Pricing and trading system of the year: Murex
For years, a slew of regulation dominated the trading behaviour of clients in Asia‑Pacific (Apac): initial margin, the Fundamental Review of the Trading Book and Libor reform. Things have moved on now, and trading activity in the region is being driven more by local considerations. This plays to Murex’s strengths: a technology vendor that offers in-depth market knowledge and extensive support across the entire trading lifecycle
“More and more, smaller players within Apac are raising their ambitions and increasing their trading scopes. MX.3 allows them to start new activities and trade new products,” says Matthieu Avanthey, Murex’s head of product management for Apac. “Partnering with Murex, they benefit from our accumulated experience and market practices from the leading banks for quick implementation and consistent success.”
Scaling up
Murex’s pricing and trading platform is exceptionally versatile and can easily be adapted to changing client needs. The solution is also highly scalable, meaning clients can start using the platform with fairly small volumes and then scale their business with minimal cost.
“MX.3 has enabled better efficiency through automation in our daily operations, at the same time being dynamic to our ever-changing needs,” says Hazimah Adanan, head of treasury and global markets at BIBD, the main Islamic financial institution and largest bank in Brunei.
The versatility of the MX.3 platform was clearly demonstrated during the significant movement in the yen earlier this year. As it fell against the US dollar – and then recovered – many banks witnessed a significant increase in cross-currency trading with the dollar.
One foreign exchange desk saw a tripling in volumes of USD/JPY targeted accrual redemption notes, priced using Murex’s local stochastic volatility model. Thanks to MX.3’s pioneering architecture, the computation grid and LiveBook real-time position engines could be scaled up to absorb this surge with little difficulty, and front-to-back-to-risk automation made the process relatively painless for the bank.
MX.3’s scalability also makes it easy for clients to trial new trading desks without worrying about the volumes being there from day one.
A recent example of this is a new carbon trading desk a bank in Apac wanted to establish.
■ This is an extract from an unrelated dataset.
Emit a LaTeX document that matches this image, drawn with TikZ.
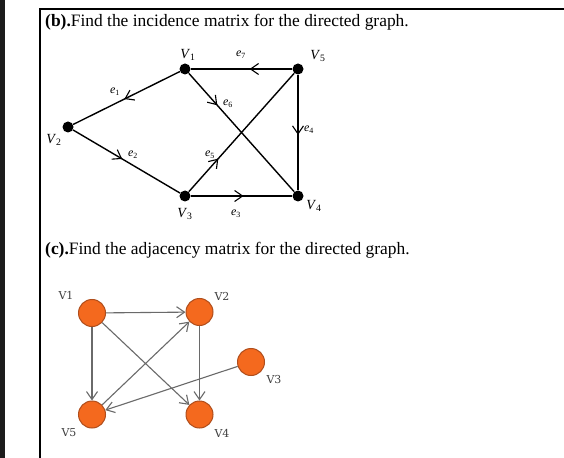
\documentclass[tikz,border=0pt]{standalone}
\usepackage{fontspec}
\setmainfont{Liberation Serif}
\newfontfamily\labfont{DejaVu Serif}
\usetikzlibrary{arrows.meta,decorations.markings}
\definecolor{orangefill}{HTML}{F4691E}
\definecolor{orangeline}{HTML}{B04E1C}
\definecolor{edgegray}{HTML}{6A6A6A}
\definecolor{labgray}{HTML}{404040}
\definecolor{strip}{HTML}{1C1C1C}
\newcommand\vl[2]{\textit{#1}\textsubscript{#2}}
\begin{document}
\begin{tikzpicture}[x=1bp,y=-1bp,
  dot/.style={circle,fill=black,inner sep=0pt,minimum size=11bp},
  gedge/.style={line width=1.4bp},
  midarrow/.style={postaction={decorate},decoration={markings,mark=at position #1 with {\arrow{Straight Barb[length=8bp,width=11bp,line width=1.1bp]}}}},
  vlab/.style={font=\fontsize{14}{16}\selectfont,inner sep=0pt},
  elab/.style={font=\fontsize{12}{14}\selectfont,inner sep=0pt},
  title/.style={font=\fontsize{17.5}{20}\selectfont,anchor=base west,inner sep=0pt},
  onode/.style={circle,fill=orangefill,draw=orangeline,line width=1bp,minimum size=27bp,inner sep=0pt},
  cedge/.style={draw=edgegray,line width=1.1bp,-{Straight Barb[length=8bp,width=11bp]}},
  clab/.style={font=\labfont\fontsize{11}{13}\selectfont,text=labgray,inner sep=0pt}
]
\fill[white] (0,0) rectangle (564,458);
\useasboundingbox (0,0) rectangle (564,458);
\fill[strip] (0,0) rectangle (5,458);
\draw[line width=2.2bp] (40,458) -- (40,9) -- (564,9);

% (b)
\node[title] (tb) at (45,27) {\textbf{(b).}Find the incidence matrix for the directed graph.};
\node[dot] (v1) at (185,69) {};
\node[dot] (v5) at (298,69) {};
\node[dot] (v2) at (68,127) {};
\node[dot] (v3) at (185,196) {};
\node[dot] (v4) at (298,196) {};
\draw[gedge,midarrow=0.42] (v5) -- (v1);
\draw[gedge,midarrow=0.52] (v1) -- (v2);
\draw[gedge,midarrow=0.27] (v1) -- (v4);
\draw[gedge,midarrow=0.52] (v5) -- (v4);
\draw[gedge,midarrow=0.46] (v2) -- (v3);
\draw[gedge,midarrow=0.28] (v3) -- (v5);
\draw[gedge,midarrow=0.52] (v3) -- (v4);
\node[vlab] (lv1) at (188,55) {\vl{V}{1}};
\node[vlab] (lv5) at (318,56) {\vl{V}{5}};
\node[vlab] (lv2) at (54,140) {\vl{V}{2}};
\node[vlab] (lv3) at (185,214) {\vl{V}{3}};
\node[vlab] (lv4) at (314,206) {\vl{V}{4}};
\node[elab] (le7) at (241,55) {\vl{e}{7}};
\node[elab] (le1) at (115,92) {\vl{e}{1}};
\node[elab] (le6) at (228,104) {\vl{e}{6}};
\node[elab] (le4) at (309,130) {\vl{e}{4}};
\node[elab] (le2) at (133,155) {\vl{e}{2}};
\node[elab] (le5) at (210,155) {\vl{e}{5}};
\node[elab] (le3) at (236,214) {\vl{e}{3}};

% (c)
\node[title] (tc) at (45,255) {\textbf{(c).}Find the adjacency matrix for the directed graph.};
\node[onode] (c1) at (92,313) {};
\node[onode] (c2) at (199.5,312) {};
\node[onode] (c3) at (251,362) {};
\node[onode] (c5) at (92,414.5) {};
\node[onode] (c4) at (199.5,414.5) {};
\draw[cedge] (c1) -- (c2);
\draw[cedge] (c1) -- (c5);
\draw[cedge] (c1) -- (c4);
\draw[cedge] (c2) -- (c4);
\draw[cedge] (c5) -- (c2);
\draw[cedge] (c3) -- (c5);
\node[clab] (l1) at (66,295) {V1};
\node[clab] (l2) at (222,296) {V2};
\node[clab] (l3) at (274,380) {V3};
\node[clab] (l5) at (69,433) {V5};
\node[clab] (l4) at (222,433) {V4};
\end{tikzpicture}
\end{document}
This being a new initiative, the bank was keen to start off small, with a view to increasing trading activity going forward. The scalability of Murex’s platform met this requirement perfectly.
“Any bank that wants to start trading something new can do so with us, to test things out and see how they go,” says Alexandre Bon, Murex’s head of market development for Apac. “Once higher volumes start coming through, the competitive edge resides in the ability to manage the positions’ lifecycle at scale. Payments, confirmations, hedging, risk management, accounting, regulatory reporting, XVA … seamless front-to-back automation squashes time-to-market and brings down operational costs and risks.”
MX.3 supports clients “across the entire spectrum, regardless of client sophistication or the business they’re in”. This has been of tremendous value to clients as trading activity has picked up this year, Bon adds.
Local market evolution
Over the past 12 months, trading activity in Apac has been heavily influenced by local market considerations: dramatic swings in the Japanese yen, enthusiasm for carbon trading in Australia, the shift away from autocall products in Korea and new over-the-counter (OTC) rules in India.
“The challenge is how to work on all of these complex topics at the same time,” says Avanthey. “The fact we have managed to deliver on all fronts is thanks to the operating model we have built in Apac over the past 20 years, which incorporates a large pool of experts that serve the local markets.”
India is an interesting case. In January 2022, the Reserve Bank of India introduced new rules governing the behaviour of market-makers within OTC derivatives. Since then, several banks have sought to extend their FX derivatives trading scope to more exotic products.
“Such banks have benefited from Murex know-how and solutions for a quick ramp-up, from the barrier management screens and delta gap views natively integrated into our real-time portfolio management solution to in-depth discussions with our experts about the negative gamma profiles of some barrier options,” says Avanthey.
In South Korea, market turbulence has resulted in the virtual disappearance of the autocallable retail business, which was a major revenue source for security houses in the country.
“MX.3’s comprehensive product coverage allowed securities houses to pivot their businesses and recentre around capital-protected interest rate‑indexed products in a matter of weeks,” says Avanthey.
Such examples reinforce the narrative of Murex being a regional technology vendor serving regional needs.
“You need to manage these local nuances. You can’t just take the global setup and transplant it to a local Apac market,” says Avanthey. “We have the local expertise, we have the capacity in the platform and our platform is able to adapt to local requirements in a way others might not be able to.”